"Cheer Up Our Economy, Advancing Korean Finance" Forum
Insurance and Credit Finance Industries Also Need to Prepare for the Era of 3 Highs
"Calls for Risk Management and Resolution of Reverse Discrimination"
[Asia Economy Reporter Minwoo Lee] As domestic and international economic growth is expected to slow this year, an analysis has emerged that insurance companies and specialized credit finance firms need to prepare thoroughly. Insurance companies must devise countermeasures in line with the new accounting standards and focus on creating additional revenue sources. Furthermore, the 'reverse discrimination' regulations against card companies and capital firms need to be resolved to effectively respond to crisis situations.
Complex Uncertainties Approaching... Urgent Need for Risk Management
These views were expressed at the '2023 Cheer Up Our Economy, Advancing Korean Finance' seminar hosted by the office of Yoon Chang-hyun of the People Power Party on the 4th. Cho Young-hyun, head of the Financial System Research Division at the Korea Insurance Research Institute, emphasized that the insurance industry will face complex uncertainties this year. Cho stated, "During an economic recession, insurance demand contracts and cancellations increase, which can slow growth. Additionally, if moral hazard causes insurance payouts to rise, loss ratios will increase, reducing profitability. To maintain growth and profitability, companies need to establish product sales strategies, streamline insurance operations by managing business expenses and insurance payout leakages, and strengthen liquidity and credit risk management."
He also analyzed that liquidity risk must be managed more meticulously. Traditionally, the industry has not faced significant liquidity risk, but due to financial market instability, issues such as ▲negative growth in savings-type insurance ▲reverse 'money moves' caused by high interest rates ▲and conditions linked to a decade-long low interest rate environment could emerge as problems. Especially since bond market instability is expected to continue in the first half of this year, insurance companies that must repay capital securities should proactively establish funding plans. In fact, from the end of December last year through the first half of this year, eight insurance companies face repayment or early redemption (call option) deadlines, totaling 2.1 trillion KRW.
There is also a need to manage inflation risk. Since insurance claims are based on the inflation level at the time of payout rather than at the contract signing, long-term products are more exposed to inflation risk, which can impact profitability. Moreover, inflation-induced economic recession may trigger insurance contract cancellations, and rapid fund shifts to bank deposit and savings products could further increase risks.
Additionally, the introduction of new market-value-based accounting standards such as IFRS17 and K-ICS is considered a major issue to address. Given the uncertainty about the outcomes of these new systems, it is necessary to explore appropriate management strategies by assuming various scenarios.

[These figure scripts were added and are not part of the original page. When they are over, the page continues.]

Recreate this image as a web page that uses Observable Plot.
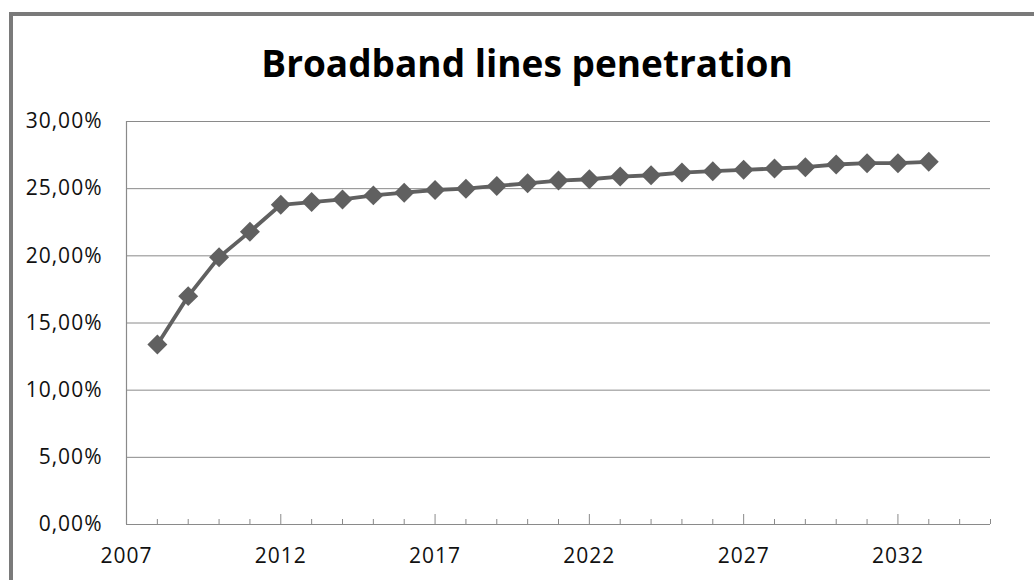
<!DOCTYPE html>
<html>
<head>
<meta charset="utf-8">
<script src="https://cdn.jsdelivr.net/npm/d3@7"></script>
<script src="https://cdn.jsdelivr.net/npm/@observablehq/plot@0.6"></script>
<style>
  html, body { margin: 0; padding: 0; background: #fff; }
  #wrap { position: relative; width: 1034px; height: 580px; overflow: hidden; background: #fff; }
  #frame { position: absolute; left: 9px; top: 12px; width: 1100px; height: 700px;
           border-left: 4px solid #7a7a7a; border-top: 4px solid #7a7a7a; box-sizing: border-box; pointer-events: none; }
  #title { height: 100px; box-sizing: border-box; padding-top: 37px; padding-left: 20px; margin: 0;
           text-align: center; font-family: "Open Sans", sans-serif; font-weight: bold; font-size: 37px;
           line-height: normal; color: #000; }
  #chart svg { display: block; }
</style>
</head>
<body>
<div id="wrap">
  <div id="frame"></div>
  <div id="title">Broadband lines penetration</div>
  <div id="chart"></div>
</div>
<script>
const years = [2008, 2009, 2010, 2011, 2012, 2013, 2014, 2015, 2016, 2017, 2018, 2019, 2020,
               2021, 2022, 2023, 2024, 2025, 2026, 2027, 2028, 2029, 2030, 2031, 2032, 2033];
const penetration = [13.4, 17.0, 19.9, 21.8, 23.8, 24.0, 24.2, 24.5, 24.7, 24.9, 25.0, 25.2, 25.4,
                     25.6, 25.7, 25.9, 26.0, 26.2, 26.3, 26.4, 26.5, 26.6, 26.8, 26.9, 26.9, 27.0];
const yTicks = [0, 5, 10, 15, 20, 25, 30];
const xLabelTicks = [2007, 2012, 2017, 2022, 2027, 2032];
const xMinorTicks = [2008, 2009, 2010, 2011, 2013, 2014, 2015, 2016, 2018, 2019, 2020, 2021, 2023,
                     2024, 2025, 2026, 2028, 2029, 2030, 2031, 2033, 2034, 2035];
const xDomain = [2007, 2035];
const yDomain = [0, 30];

const data = years.map((year, i) => ({year, value: penetration[i]}));
const fmtPct = d => d.toFixed(2).replace(".", ",") + "%";
const lineColor = "#606060";
const gridColor = "#8a8a8a";

const chart = Plot.plot({
  width: 1034,
  height: 480,
  marginTop: 21,
  marginBottom: 56,
  marginLeft: 126,
  marginRight: 44,
  style: {fontFamily: "'Open Sans', sans-serif", fontSize: "21px", color: "#111", background: "transparent", overflow: "visible", letterSpacing: "1px"},
  x: {domain: xDomain, axis: null, label: null},
  y: {domain: yDomain, axis: null, label: null},
  marks: [
    Plot.ruleY(yTicks.filter(d => d > 0), {stroke: gridColor, strokeWidth: 1}),
    Plot.ruleY([0], {stroke: gridColor, strokeWidth: 1.2}),
    Plot.ruleX([xDomain[0]], {stroke: gridColor, strokeWidth: 1.2}),
    Plot.axisY({ticks: yTicks, tickSize: 0, tickPadding: 24, tickFormat: fmtPct, fill: "#111", label: null}),
    Plot.axisX({ticks: xLabelTicks, tickSize: 0, tickPadding: 24, tickFormat: d => String(d), fill: "#111", label: null}),
    Plot.axisX({ticks: xLabelTicks, tickSize: -10, text: null, stroke: gridColor, label: null}),
    Plot.axisX({ticks: xMinorTicks, tickSize: -5, text: null, stroke: gridColor, label: null}),
    Plot.line(data, {x: "year", y: "value", stroke: lineColor, strokeWidth: 3.8}),
    Plot.dot(data, {x: "year", y: "value", symbol: "diamond2", r: 9, fill: lineColor, stroke: "none"})
  ]
});
document.getElementById("chart").appendChild(chart);
</script>
</body>
</html>
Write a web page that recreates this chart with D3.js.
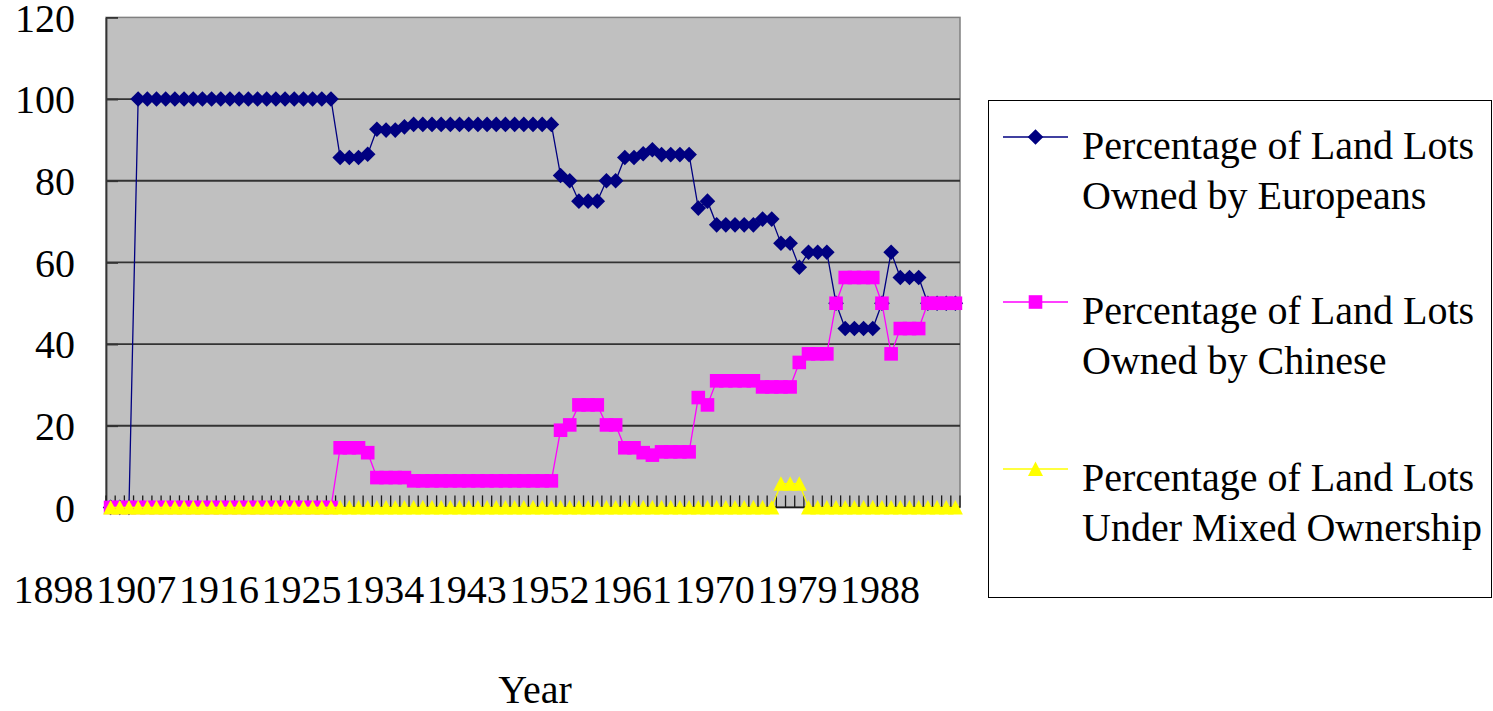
<!DOCTYPE html>
<html>
<head>
<meta charset="utf-8">
<script src="https://cdn.jsdelivr.net/npm/d3@7/dist/d3.min.js"></script>
<style>
  html, body { margin: 0; padding: 0; background: #fff; }
  svg { display: block; }
  text { font-family: "Liberation Serif", "Times New Roman", serif; fill: #000; }
</style>
</head>
<body>
<svg id="chart" width="1493" height="711"></svg>
<script>
// ---- data ----
const years = [1898,1899,1900,1901,1902,1903,1904,1905,1906,1907,1908,1909,1910,1911,1912,1913,1914,1915,1916,1917,1918,1919,1920,1921,1922,1923,1924,1925,1926,1927,1928,1929,1930,1931,1932,1933,1934,1935,1936,1937,1938,1939,1940,1941,1942,1943,1944,1945,1946,1947,1948,1949,1950,1951,1952,1953,1954,1955,1956,1957,1958,1959,1960,1961,1962,1963,1964,1965,1966,1967,1968,1969,1970,1971,1972,1973,1974,1975,1976,1977,1978,1979,1980,1981,1982,1983,1984,1985,1986,1987,1988,1989,1990];

const europeans = [0,0,0,
  100,100,100,100,100,100,100,100,100,100,100,100,100,100,100,100,100,100,100,100,100,100,
  85.7,85.7,85.7,86.5,
  92.6,92.4,92.4,93.2,
  93.8,93.8,93.8,93.8,93.8,93.8,93.8,93.8,93.8,93.8,93.8,93.8,93.8,93.8,93.8,93.8,
  81.3,80,75,75,75,80,80,85.7,85.7,86.6,87.6,86.4,86.4,86.4,86.4,
  73.3,75,69.2,69.2,69.2,69.2,69.2,70.6,70.6,64.7,64.7,58.8,62.5,62.5,62.5,
  50,43.8,43.8,43.8,43.8,50,62.5,56.3,56.3,56.3,50,50,50,50];

const chinese = [0,0,0,0,0,0,0,0,0,0,0,0,0,0,0,0,0,0,0,0,0,0,0,0,0,
  14.6,14.6,14.6,13.4,
  7.3,7.3,7.3,7.3,
  6.5,6.5,6.5,6.5,6.5,6.5,6.5,6.5,6.5,6.5,6.5,6.5,6.5,6.5,6.5,6.5,
  18.9,20.2,25.1,25.1,25.1,20.2,20.2,14.6,14.6,13.4,12.8,13.6,13.6,13.6,13.6,
  26.9,25.1,31,31,31,31,31,29.5,29.5,29.5,29.5,35.5,37.6,37.6,37.6,
  50,56.3,56.3,56.3,56.3,50,37.6,43.8,43.8,43.8,50,50,50,50];

const mixed = [0,0,0,0,0,0,0,0,0,0,0,0,0,0,0,0,0,0,0,0,0,0,0,0,0,
  0,0,0,0,0,0,0,0,0,0,0,0,0,0,0,0,0,0,0,0,0,0,0,0,
  0,0,0,0,0,0,0,0,0,0,0,0,0,0,0,
  0,0,0,0,0,0,0,0,0,5.8,5.8,5.8,0,0,0,
  0,0,0,0,0,0,0,0,0,0,0,0,0,0];

const yTicks = [0,20,40,60,80,100,120];
const xLabelYears = [1898,1907,1916,1925,1934,1943,1952,1961,1970,1979,1988];
const seriesNames = [
  ["Percentage of Land Lots", "Owned by Europeans"],
  ["Percentage of Land Lots", "Owned by Chinese"],
  ["Percentage of Land Lots", "Under Mixed Ownership"]
];
const seriesColors = ["#000080", "#FF00FF", "#FFFF00"];
const seriesMarkers = ["diamond", "square", "triangle"];

// ---- layout ----
const svg = d3.select("#chart");
const plot = { left: 106, right: 960, top: 17.4, bottom: 507.4 };
const FS = 40;

const x = d3.scaleBand().domain(years).range([plot.left, plot.right]).padding(0);
const y = d3.scaleLinear().domain([0, 120]).range([plot.bottom, plot.top]);
const cx = yr => x(yr) + x.bandwidth() / 2;

// plot background
svg.append("rect")
  .attr("x", plot.left).attr("y", plot.top)
  .attr("width", plot.right - plot.left).attr("height", plot.bottom - plot.top)
  .attr("fill", "#C0C0C0").attr("stroke", "#808080").attr("stroke-width", 1.5);

// gridlines
svg.append("g").selectAll("line").data(yTicks.filter(t => t > 0 && t < 120)).join("line")
  .attr("x1", plot.left).attr("x2", plot.right)
  .attr("y1", d => y(d)).attr("y2", d => y(d))
  .attr("stroke", "#333").attr("stroke-width", 1.8);

// y axis
const yAxis = d3.axisLeft(y).tickValues(yTicks).tickSizeInner(-12).tickSizeOuter(0).tickPadding(31);
const gy = svg.append("g").attr("transform", `translate(${plot.left},0)`).call(yAxis);
gy.select(".domain").attr("stroke", "#333").attr("stroke-width", 1.8);
gy.selectAll(".tick line").attr("stroke", "#333").attr("stroke-width", 1.8);
gy.selectAll(".tick text").attr("font-size", FS).attr("font-family", "Liberation Serif")
  .attr("dy", "0.34em");

// x axis: ticks at category boundaries (inside)
const boundaries = years.map(yr => x(yr)).concat([plot.right]);
svg.append("g").selectAll("line").data(boundaries).join("line")
  .attr("x1", d => d).attr("x2", d => d)
  .attr("y1", plot.bottom).attr("y2", plot.bottom - 12)
  .attr("stroke", "#1a1a1a").attr("stroke-width", 1.3);
svg.append("line")
  .attr("x1", plot.left).attr("x2", plot.right)
  .attr("y1", plot.bottom).attr("y2", plot.bottom)
  .attr("stroke", "#1a1a1a").attr("stroke-width", 1.6);

// x labels
const xAxis = d3.axisBottom(x).tickValues(xLabelYears).tickSize(0).tickPadding(0);
const gx = svg.append("g").attr("transform", `translate(0,${plot.bottom})`).call(xAxis);
gx.select(".domain").remove();
gx.selectAll(".tick text").attr("font-size", FS).attr("font-family", "Liberation Serif")
  .attr("dx", -57).attr("y", 96).attr("dy", 0);

// axis title
svg.append("text").attr("x", 535).attr("y", 703).attr("text-anchor", "middle")
  .attr("font-size", FS).text("Year");

// marker paths
function markerPath(type) {
  if (type === "diamond") return "M0,-7.8L7.8,0L0,7.8L-7.8,0Z";
  if (type === "square") return "M-6.8,-6.8H6.8V6.8H-6.8Z";
  return "M0,-7.5L7.5,7L-7.5,7Z";
}

const allSeries = [europeans, chinese, mixed];
const line = d3.line().x((d, i) => cx(years[i])).y(d => y(d));

allSeries.forEach((vals, si) => {
  const g = svg.append("g");
  g.append("path").datum(vals).attr("d", line)
    .attr("fill", "none").attr("stroke", seriesColors[si]).attr("stroke-width", 1.3);
  g.selectAll("path.m").data(vals).join("path").attr("class", "m")
    .attr("d", markerPath(seriesMarkers[si]))
    .attr("transform", (d, i) => `translate(${cx(years[i])},${y(d)})`)
    .attr("fill", seriesColors[si]);
});

// legend
const legend = svg.append("g");
legend.append("rect").attr("x", 988.5).attr("y", 100.5).attr("width", 503).attr("height", 497)
  .attr("fill", "#fff").attr("stroke", "#000").attr("stroke-width", 1);
const legendY = [137, 302, 469];
seriesNames.forEach((lines, si) => {
  const ly = legendY[si];
  legend.append("line").attr("x1", 1003).attr("x2", 1068).attr("y1", ly).attr("y2", ly)
    .attr("stroke", seriesColors[si]).attr("stroke-width", 1.3);
  legend.append("path").attr("d", markerPath(seriesMarkers[si]))
    .attr("transform", `translate(1035.5,${ly})`).attr("fill", seriesColors[si]);
  lines.forEach((t, li) => {
    legend.append("text").attr("x", 1082).attr("y", ly + 22 + li * 50)
      .attr("font-size", FS).text(t);
  });
});
</script>
</body>
</html>
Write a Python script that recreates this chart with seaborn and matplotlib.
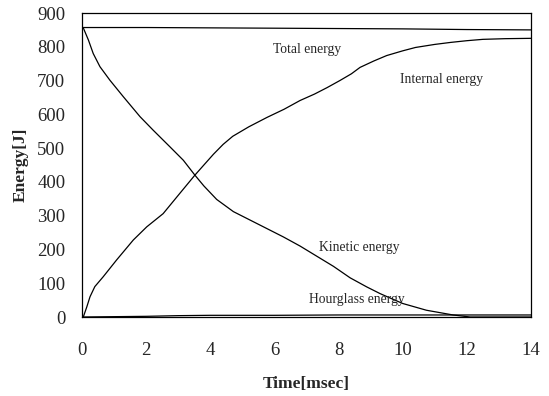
import matplotlib
matplotlib.use("Agg")
import matplotlib.pyplot as plt
import seaborn as sns
import pandas as pd

sns.set_style("white")
plt.rcParams['font.family'] = ['Liberation Serif', 'DejaVu Serif']

# Time [msec]
t_total = [0.0, 2.0, 4.0, 6.0, 8.0, 10.0, 12.0, 14.0]
e_total = [857, 857, 856, 855, 854, 853, 851, 850]

t_internal = [0.04, 0.15, 0.25, 0.4, 0.66, 1.08, 1.6, 2.02, 2.53, 3.05, 3.52, 3.8, 4.1,
              4.4, 4.7, 5.2, 5.77, 6.3, 6.8, 7.25, 7.64, 8.04, 8.4, 8.67, 9.1, 9.5, 10.0,
              10.4, 11.0, 11.5, 12.0, 12.5, 13.2, 14.0]
e_internal = [0, 30, 60, 90, 119, 169, 228, 267, 306, 366, 420, 450, 482,
              511, 535, 563, 591, 615, 641, 660, 679, 700, 720, 739, 758, 774, 788,
              798, 807, 813, 818, 822, 824, 825]

t_kinetic = [0.04, 0.2, 0.35, 0.56, 0.87, 1.29, 1.81, 2.22, 2.74, 3.16, 3.52, 3.8,
             4.2, 4.72, 5.24, 5.76, 6.28, 6.8, 7.32, 7.84, 8.36, 8.88, 9.3, 10.0, 10.74,
             11.57, 12.1, 13.0, 14.0]
e_kinetic = [856, 820, 780, 741, 701, 652, 593, 553, 504, 464, 420, 388,
             348, 312, 287, 262, 237, 210, 180, 150, 116, 89, 69, 40, 20,
             6, 0, 0, 0]

t_hourglass = [0.0, 1.0, 2.0, 3.0, 4.0, 6.0, 8.0, 10.0, 12.0, 14.0]
e_hourglass = [0, 1, 2, 4, 5, 5, 6, 6, 6, 6]

labels = ["Total energy", "Internal energy", "Kinetic energy", "Hourglass energy"]
label_x = [307, 442, 359, 357]
label_y = [50, 80, 247, 300]

frames = []
for name, tt, ee in [("Total", t_total, e_total), ("Internal", t_internal, e_internal),
                     ("Kinetic", t_kinetic, e_kinetic), ("Hourglass", t_hourglass, e_hourglass)]:
    frames.append(pd.DataFrame({"Time": tt, "Energy": ee, "Series": name}))
df = pd.concat(frames, ignore_index=True)

fig = plt.figure(figsize=(5.49, 3.96), dpi=100)
ax = fig.add_axes([82/549, 1-317/396, (531-82)/549, (317-13)/396])

sns.lineplot(data=df, x="Time", y="Energy", units="Series", estimator=None,
             color="black", linewidth=0.9, ax=ax, legend=False, sort=False)

ax.set_xlim(0, 14)
ax.set_ylim(0, 900)
ax.set_xticks(range(0, 15, 2))
ax.set_yticks(range(0, 901, 100))
ax.tick_params(axis="x", labelsize=13.5, pad=18, length=0)
ax.tick_params(axis="y", labelsize=13.5, pad=12, length=0)
for s in ax.spines.values():
    s.set_color("black")
    s.set_linewidth(0.9)

ax.set_xlabel("Time[msec]", fontsize=12.5, fontweight="bold", labelpad=12)
ax.set_ylabel("Energy[J]", fontsize=12.5, fontweight="bold", labelpad=6)

# text labels positioned in pixel coordinates converted to data coordinates
for lab, px, py in zip(labels, label_x, label_y):
    xd = (px - 82) / (531 - 82) * 14
    yd = (317 - py) / (317 - 13) * 900
    ax.text(xd, yd, lab, fontsize=9.8, ha="center", va="center")

fig.savefig("out.png", dpi=100)
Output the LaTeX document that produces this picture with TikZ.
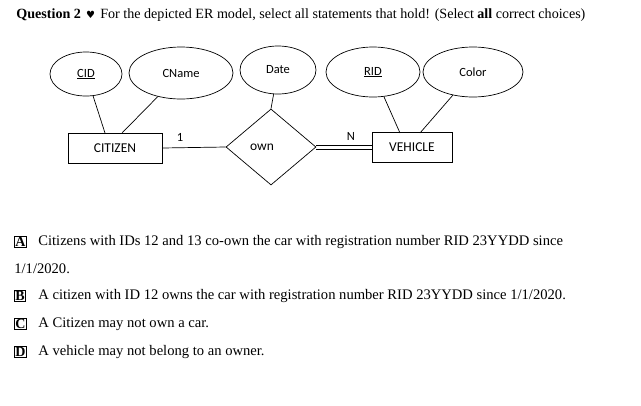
\documentclass[tikz,border=0pt]{standalone}
\usepackage{fontspec}
\setmainfont{Liberation Serif}
\newfontfamily\carl{Carlito}
\newfontfamily\djv{DejaVu Sans}
\usetikzlibrary{shapes.geometric}
\begin{document}
\begin{tikzpicture}[x=1pt,y=-1pt,line width=0.7pt,
  attr/.style={draw,ellipse,minimum width=#1,minimum height=48,inner sep=0,font=\carl\fontsize{12.5}{14}\selectfont},
  ent/.style={draw,rectangle,minimum height=30,inner sep=0,font=\carl\fontsize{13.5}{15}\selectfont},
  txt/.style={anchor=west,inner sep=0,font=\fontsize{14.6}{16}\selectfont},
  lbox/.style={draw,line width=0.6pt,inner sep=1pt,font=\bfseries\fontsize{14}{15}\selectfont,anchor=west}]
\useasboundingbox (0,0) rectangle (641,405);
\node[anchor=west,inner sep=0,font=\fontsize{14.1}{16}\selectfont] (title) at (16,15) {\textbf{Question 2} {\djv\fontsize{10}{10}\selectfont\,♥\,} For the depicted ER model, select all statements that hold! (Select \textbf{all} correct choices)};
\node[attr=72,minimum height=44] (cid) at (86,74) {\underline{CID}};
\node[attr=104,minimum height=52] (cname) at (181,73) {CName};
\node[attr=76,minimum height=48] (date) at (278,70) {Date};
\node[attr=94,minimum height=50] (rid) at (373,72) {\underline{RID}};
\node[attr=100,minimum height=50] (color) at (473,72) {Color};
\node[ent,minimum width=94] (cit) at (115,148) {CITIZEN};
\node[ent,minimum width=80] (veh) at (412,147) {VEHICLE};
\node[draw,diamond,minimum width=90,minimum height=76,inner sep=0] (own) at (271,147) {};
\node[font=\carl\fontsize{13.5}{15}\selectfont] (ownl) at (262,147) {own};
\coordinate (c1) at (105,133);
\coordinate (c2) at (122,133);
\coordinate (v1) at (400,133);
\coordinate (v2) at (420,133);
\draw (cid) -- (c1);
\draw (cname) -- (c2);
\draw (date) -- (own.north);
\draw (rid) -- (v1);
\draw (color) -- (v2);
\draw (cit.east) -- (own.west);
\draw ([yshift=-2pt]own.east) -- ([yshift=-2pt]veh.west);
\draw ([yshift=2pt]own.east) -- ([yshift=2pt]veh.west);
\node[font=\carl\fontsize{12.5}{14}\selectfont] (one) at (180,137) {1};
\node[font=\carl\fontsize{12.5}{14}\selectfont] (n) at (351,136) {N};
\node[lbox] (a) at (14,242) {A};
\node[txt] (at) at (38,242) {Citizens with IDs 12 and 13 co-own the car with registration number RID 23YYDD since};
\node[txt] (at2) at (14,269) {1/1/2020.};
\node[lbox] (b) at (14,296) {B};
\node[txt] (bt) at (38,296) {A citizen with ID 12 owns the car with registration number RID 23YYDD since 1/1/2020.};
\node[lbox] (c) at (14,324) {C};
\node[txt] (ct) at (38,324) {A Citizen may not own a car.};
\node[lbox] (d) at (14,352) {D};
\node[txt] (dt) at (38,352) {A vehicle may not belong to an owner.};
\end{tikzpicture}
\end{document}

"Big Tech Needs to Resolve 'Reverse Discrimination' Compared to Financial Sector"
The specialized credit finance industry, including card and capital companies, insists that resolving 'reverse discrimination' is urgent. In the era of the three highs?high interest rates, high inflation, and high exchange rates?they lack deposit-taking functions and are sensitive to economic fluctuations, thus suffering more from recession shocks. They particularly demand equal regulation for postpaid payment services allowed to fintech companies. Park Tae-joon, head of the Credit Finance Research Institute, said, "Although the amendment to the Electronic Financial Transactions Act allows fintech and other electronic financial operators to provide postpaid payment services, which function identically to credit card services by card companies, they are not subject to entry regulations or price regulations designed to protect small businesses." He emphasized, "It is necessary to supplement the Specialized Credit Finance Business Act to implement unified regulations."
Similarly, the capital industry also points out reverse discrimination. Park explained, "Strict real estate lease entry regulations make it difficult to handle real estate leases related to new industry infrastructure such as data centers and electric/hydrogen vehicle charging stations. Among financial sectors, capital companies are the only ones unable to conduct insurance agency operations, limiting opportunities to develop various linked products." He added, "Considering that banks, credit cards, and insurance companies all participate in automobile finance products, these regulations constitute reverse discrimination."